Soon after I became Wharton’s Dean, I realized one of my decanal colleagues, who was a year further into the job, had just completed a year-long Strategic Plan—engaging lots of stakeholders in lots of meetings, drawing commonalities among different parts of his portfolio, and generating shared goals. I asked Amy whether she thought I should do one. Her answer—based on her Penn Compact from the mid-2000s that has now evolved into the Penn Compact 2020—was “not necessarily.”
Amy told me that there are two critical things to get from strategic planning: engaging and bringing together disparate stakeholders and developing shared goals regarding top priorities. Sometimes it might be important to make this a formal process. But that tends to get complex and time-consuming. The process often becomes an end in itself. The final Strategic Plan can be littered with unobjectionable platitudes. Better to do without the capital S and the capital P but only if you can bring people together around shared priorities without a formal process.
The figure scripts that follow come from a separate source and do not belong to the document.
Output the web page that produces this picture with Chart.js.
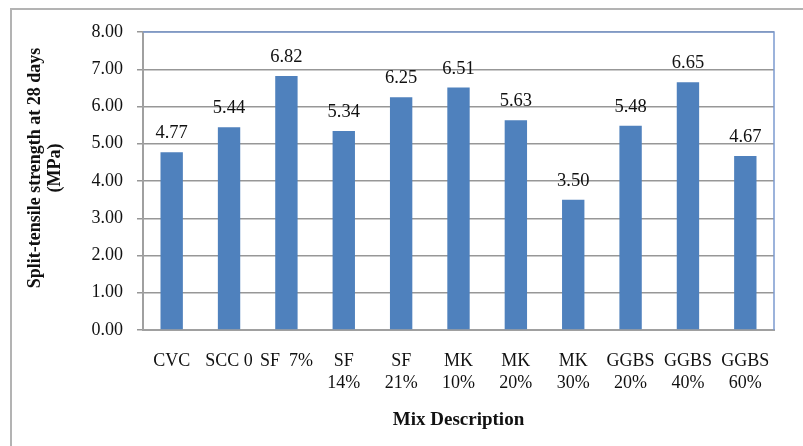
<!DOCTYPE html>
<html>
<head>
<meta charset="utf-8">
<style>
  html, body { margin: 0; padding: 0; background: #ffffff; }
  #wrap { position: relative; width: 803px; height: 446px; }
</style>
<script src="https://cdn.jsdelivr.net/npm/chart.js@4/dist/chart.umd.min.js"></script>
</head>
<body>
<div id="wrap"><canvas id="chart" width="803" height="446"></canvas></div>
<script>
// Mix designs on the category axis (multi-line labels)
const categories = [
  ["CVC"], ["SCC 0"], ["SF  7%"], ["SF", "14%"], ["SF", "21%"],
  ["MK", "10%"], ["MK", "20%"], ["MK", "30%"],
  ["GGBS", "20%"], ["GGBS", "40%"], ["GGBS", "60%"]
];
// Split-tensile strength at 28 days, MPa
const strength = [4.77, 5.44, 6.82, 5.34, 6.25, 6.51, 5.63, 3.50, 5.48, 6.65, 4.67];
// Value axis range and step
const yMin = 0;
const yMax = 8;
const yStep = 1;

const yTitleLines = ["Split-tensile strength at 28 days", "(MPa)"];
const xTitle = "Mix Description";

const SERIF = "'Liberation Serif', 'Times New Roman', serif";
const TEXT = "#111111";

// Outer frame, plot border, value labels and axis titles
const decorations = {
  id: "decorations",
  beforeDraw(chart) {
    const ctx = chart.ctx;
    ctx.save();
    ctx.strokeStyle = "#b3b3b3";
    ctx.lineWidth = 2;
    ctx.beginPath();
    ctx.moveTo(11, 446);
    ctx.lineTo(11, 9);
    ctx.lineTo(803, 9);
    ctx.stroke();
    ctx.restore();
  },
  afterDatasetsDraw(chart) {
    const ctx = chart.ctx;
    const a = chart.chartArea;
    ctx.save();
    ctx.strokeStyle = "#7c9bd0";
    ctx.lineWidth = 1.5;
    ctx.beginPath();
    ctx.moveTo(a.left, a.top);
    ctx.lineTo(a.right, a.top);
    ctx.lineTo(a.right, a.bottom);
    ctx.stroke();

    // value above each bar
    ctx.fillStyle = TEXT;
    ctx.font = "18.5px " + SERIF;
    ctx.textAlign = "center";
    ctx.textBaseline = "alphabetic";
    const meta = chart.getDatasetMeta(0);
    meta.data.forEach((bar, i) => {
      ctx.fillText(strength[i].toFixed(2), bar.x, bar.y - 14);
    });
    ctx.restore();
  },
  afterDraw(chart) {
    const ctx = chart.ctx;
    const a = chart.chartArea;
    ctx.save();
    ctx.fillStyle = TEXT;
    ctx.textAlign = "center";
    ctx.textBaseline = "middle";

    // value axis title, two rotated lines
    ctx.font = "bold 18px " + SERIF;
    const xs = [35, 55];
    yTitleLines.forEach((line, i) => {
      ctx.save();
      ctx.translate(xs[i], 168);
      ctx.rotate(-Math.PI / 2);
      ctx.fillText(line, 0, 0);
      ctx.restore();
    });

    // category axis title
    ctx.font = "bold 19px " + SERIF;
    ctx.fillText(xTitle, (a.left + a.right) / 2, 420);
    ctx.restore();
  }
};

new Chart(document.getElementById("chart"), {
  type: "bar",
  data: {
    labels: categories,
    datasets: [{
      data: strength,
      backgroundColor: "#4f81bd",
      borderWidth: 0,
      categoryPercentage: 1.0,
      barPercentage: 0.39
    }]
  },
  options: {
    responsive: false,
    animation: false,
    layout: { padding: { left: 0, right: 29, top: 32, bottom: 0 } },
    plugins: {
      legend: { display: false },
      tooltip: { enabled: false },
      title: { display: false }
    },
    scales: {
      x: {
        offset: true,
        grid: { display: false, drawTicks: false },
        border: { display: true, color: "#a0a0a0", width: 2 },
        ticks: {
          color: TEXT,
          font: { family: SERIF, size: 18, lineHeight: 1.25 },
          padding: 20,
          maxRotation: 0,
          minRotation: 0,
          autoSkip: false
        },
        afterFit(scale) { scale.height = 116; }
      },
      y: {
        min: yMin,
        max: yMax,
        grid: { color: "#979797", lineWidth: 1.5, tickLength: 6, drawTicks: true },
        border: { display: true, color: "#a0a0a0", width: 2 },
        ticks: {
          stepSize: yStep,
          color: TEXT,
          font: { family: SERIF, size: 18 },
          padding: 14,
          callback: (v) => Number(v).toFixed(2)
        },
        afterFit(scale) { scale.width = 143; }
      }
    }
  },
  plugins: [decorations]
});
</script>
</body>
</html>
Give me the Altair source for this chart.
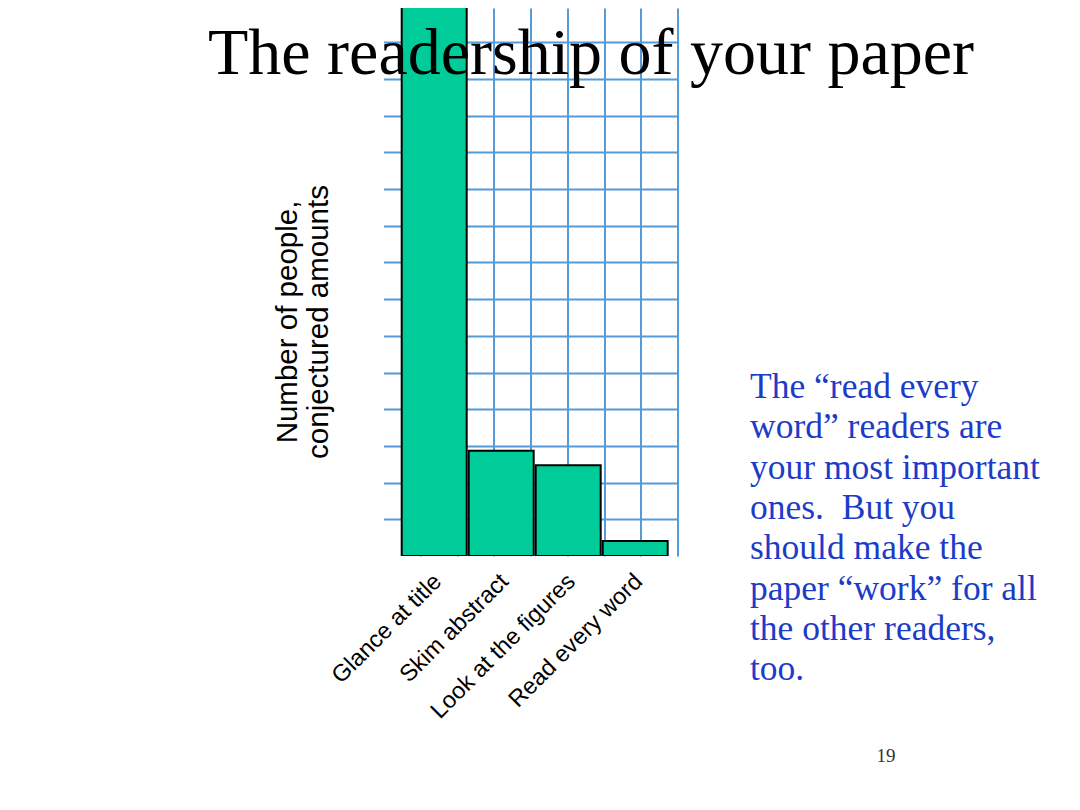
import altair as alt
import pandas as pd

# ---- data ----
categories = ["Glance at title", "Skim abstract", "Look at the figures", "Read every word"]
people = [16.0, 2.87, 2.47, 0.41]   # conjectured amounts (grid units); first bar runs off the top

title_text = ["The readership of your paper"]
note_lines = [
    "The \u201cread every",
    "word\u201d readers are",
    "your most important",
    "ones.\u00a0 But you",
    "should make the",
    "paper \u201cwork\u201d for all",
    "the other readers,",
    "too.",
]
y_title_lines = ["Number of people,", "conjectured amounts"]
page_number = ["19"]

grid_x_values = [1, 2, 3, 4, 5, 6, 7, 8]
grid_y_values = list(range(1, 15))

df = pd.DataFrame({"activity": categories, "people": people})

W, H = 294, 548
GRID = "#559AD9"
Y_MAX = H / 36.7

base = alt.Chart(df)

# vertical grid (quantitative x) layer
vgrid = base.mark_point(opacity=0).encode(
    x=alt.X("q:Q", scale=alt.Scale(domain=[0, 8], nice=False, zero=False),
            axis=alt.Axis(values=grid_x_values, grid=True, gridColor=GRID, gridWidth=2,
                          labels=False, ticks=False, domain=False, title=None, orient="top")),
    y=alt.Y("people:Q", scale=alt.Scale(domain=[0, Y_MAX], nice=False),
            axis=alt.Axis(values=grid_y_values, grid=True, gridColor=GRID, gridWidth=2,
                          labels=False, ticks=False, domain=False, title=None)),
).transform_calculate(q="0")

bars = base.mark_bar(color="#00CC99", stroke="#000000", strokeWidth=2, clip=True).encode(
    x=alt.X("activity:N", sort=categories,
            scale=alt.Scale(range=[18.2, 284.2], paddingInner=0.03, paddingOuter=0),
            axis=alt.Axis(labelAngle=-45, labelFont="Liberation Sans", labelFontSize=23.5,
                          labelColor="#000000", labelPadding=13, labelOffset=-5, ticks=False,
                          domain=False, title=None, orient="bottom", labelLimit=400)),
    y=alt.Y("people:Q", scale=alt.Scale(domain=[0, Y_MAX], nice=False)),
)

title_mark = alt.Chart(pd.DataFrame({"t": title_text})).mark_text(
    font="Liberation Serif", fontSize=66, color="#000000", align="center", baseline="alphabetic"
).encode(x=alt.value(207.5), y=alt.value(66), text="t:N")

note_mark = alt.Chart(pd.DataFrame({"t": ["\n".join(note_lines)]})).mark_text(
    font="Liberation Serif", fontSize=35.5, color="#1C3CC8", align="left", baseline="alphabetic",
    lineBreak="\n", lineHeight=40.3
).encode(x=alt.value(366.5), y=alt.value(390), text="t:N")

ytitle_mark = alt.Chart(pd.DataFrame({"t": ["\n".join(y_title_lines)]})).mark_text(
    font="Liberation Sans", fontSize=29.5, color="#000000", align="center", baseline="middle",
    angle=270, lineBreak="\n", lineHeight=31
).encode(x=alt.value(-96), y=alt.value(314), text="t:N")

page_mark = alt.Chart(pd.DataFrame({"t": page_number})).mark_text(
    font="Liberation Serif", fontSize=19, color="#333333", align="center", baseline="alphabetic"
).encode(x=alt.value(502.5), y=alt.value(754), text="t:N")

chart = alt.layer(vgrid, bars, title_mark, note_mark, ytitle_mark, page_mark).resolve_scale(
    x="independent"
).resolve_axis(x="independent").properties(
    width=W, height=H,
    autosize=alt.AutoSizeParams(type="none"),
    padding={"left": 375.5, "top": 0, "right": 394.5, "bottom": 246},
    background="white",
).configure_view(stroke=None)

chart.save("out.html", embed_options={"renderer": "svg", "actions": False})
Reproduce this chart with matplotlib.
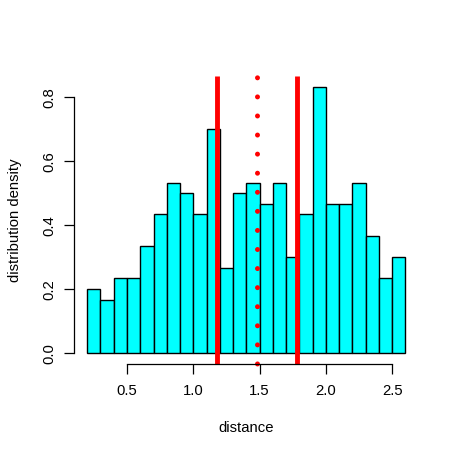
import numpy as np
import matplotlib
matplotlib.use("Agg")
import matplotlib.pyplot as plt

# histogram of distances (counts per 0.1 bin, n = 300)
bin_edges = np.round(np.arange(0.2, 2.61, 0.1), 2)
counts = [6, 5, 7, 7, 10, 13, 16, 15, 13, 21, 8, 15,
          16, 14, 16, 9, 13, 25, 14, 14, 16, 11, 7, 9]
mean_dist = 1.479
band = [1.179, 1.779]

xticks = [0.5, 1.0, 1.5, 2.0, 2.5]
yticks = [0.0, 0.2, 0.4, 0.6, 0.8]

plt.rcParams['font.family'] = ['Liberation Sans', 'DejaVu Sans']

fig = plt.figure(figsize=(4.57, 4.57), dpi=100)
ax = fig.add_axes([0.163, 0.204, 0.752, 0.630])

centers = (bin_edges[:-1] + bin_edges[1:]) / 2
ax.hist(centers, bins=bin_edges, weights=counts, density=True,
        color="cyan", edgecolor="black", linewidth=1.0)

for v in band:
    ax.axvline(v, color="red", linewidth=3.5, solid_capstyle="butt")
# dotted line drawn top -> bottom so the dots start at the top like R
ax.plot([mean_dist, mean_dist], [1, -0.005], transform=ax.get_xaxis_transform(),
        color="red", linewidth=3.6, linestyle=(3.55, (0.001, 3.814)),
        dash_capstyle="round", clip_on=False)

ax.set_xlim(0.104, 2.696)
ax.set_ylim(-0.0333, 0.8667)

for s in ["top", "right"]:
    ax.spines[s].set_visible(False)
ax.spines["left"].set_bounds(0, 0.8)
ax.spines["bottom"].set_bounds(0.5, 2.5)
ax.spines["left"].set_linewidth(0.9)
ax.spines["bottom"].set_linewidth(0.9)

ax.set_xticks(xticks)
ax.set_xticklabels(["0.5", "1.0", "1.5", "2.0", "2.5"])
ax.set_yticks(yticks)
ax.set_yticklabels(["0.0", "0.2", "0.4", "0.6", "0.8"], rotation=90, va="center")
ax.tick_params(length=7, width=0.9, labelsize=10.7)
ax.tick_params(axis="x", pad=7.8)
ax.tick_params(axis="y", pad=6.3)

ax.set_xlabel("distance", fontsize=10.7, labelpad=16.5)
ax.set_ylabel("distribution density", fontsize=10.7, labelpad=14.5)

fig.savefig("out.png", dpi=100)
Amy has certainly done that at Penn, and I hope I’m doing it at Wharton.
3. Ken Chenault, CEO of American Express
Meetings are really important for CEOs. The more people from the more diverse perspectives from more parts of the organization you listen to and learn from, the better decisions you will make, and the more people will help you with executing them.
I had the chance to sit down and chat with Ken before he did a Dean’s Lecture at Wharton last year. What an experience! Ken, who recently announced that he’s retiring after a 35-year career, has an incredible personal biography. What he has done at Amex, not only with technology but also with diversity, is amazing. But what was most clear to me was Ken’s commitment to his people, to communicating with them plainly, to earning their trust, to generating trust among them all, to delivering great outcomes.
One key way to do this? The humble meeting, the bane of every executive’s life and the butt of so much corporate disdain about managerialism. Ken turned this concept on its head. The goal for every leader is to make every meeting matter, from one-on-one to pretty large groups, by framing problems, listening actively, and synthesizing the thoughts in the room.
CEOs know that the final decision is inevitably theirs—as Harry Truman’s famous desk weight said, “The buck stops here.” But this is what Ken told me about the importance of meetings: You will perform much better as CEO if you can create an environment where there is real diversity of experience and perspective in the room and everyone has the confidence to speak up, share their views, and learn from each other.
You will make better decisions the more widely you genuinely consult. And the more people you give a voice in making decisions, the more they will help you implement them. Days full of endless meetings are a fact of life for anyone in any management position in a large organization. But you can turn them into your secret weapon for success.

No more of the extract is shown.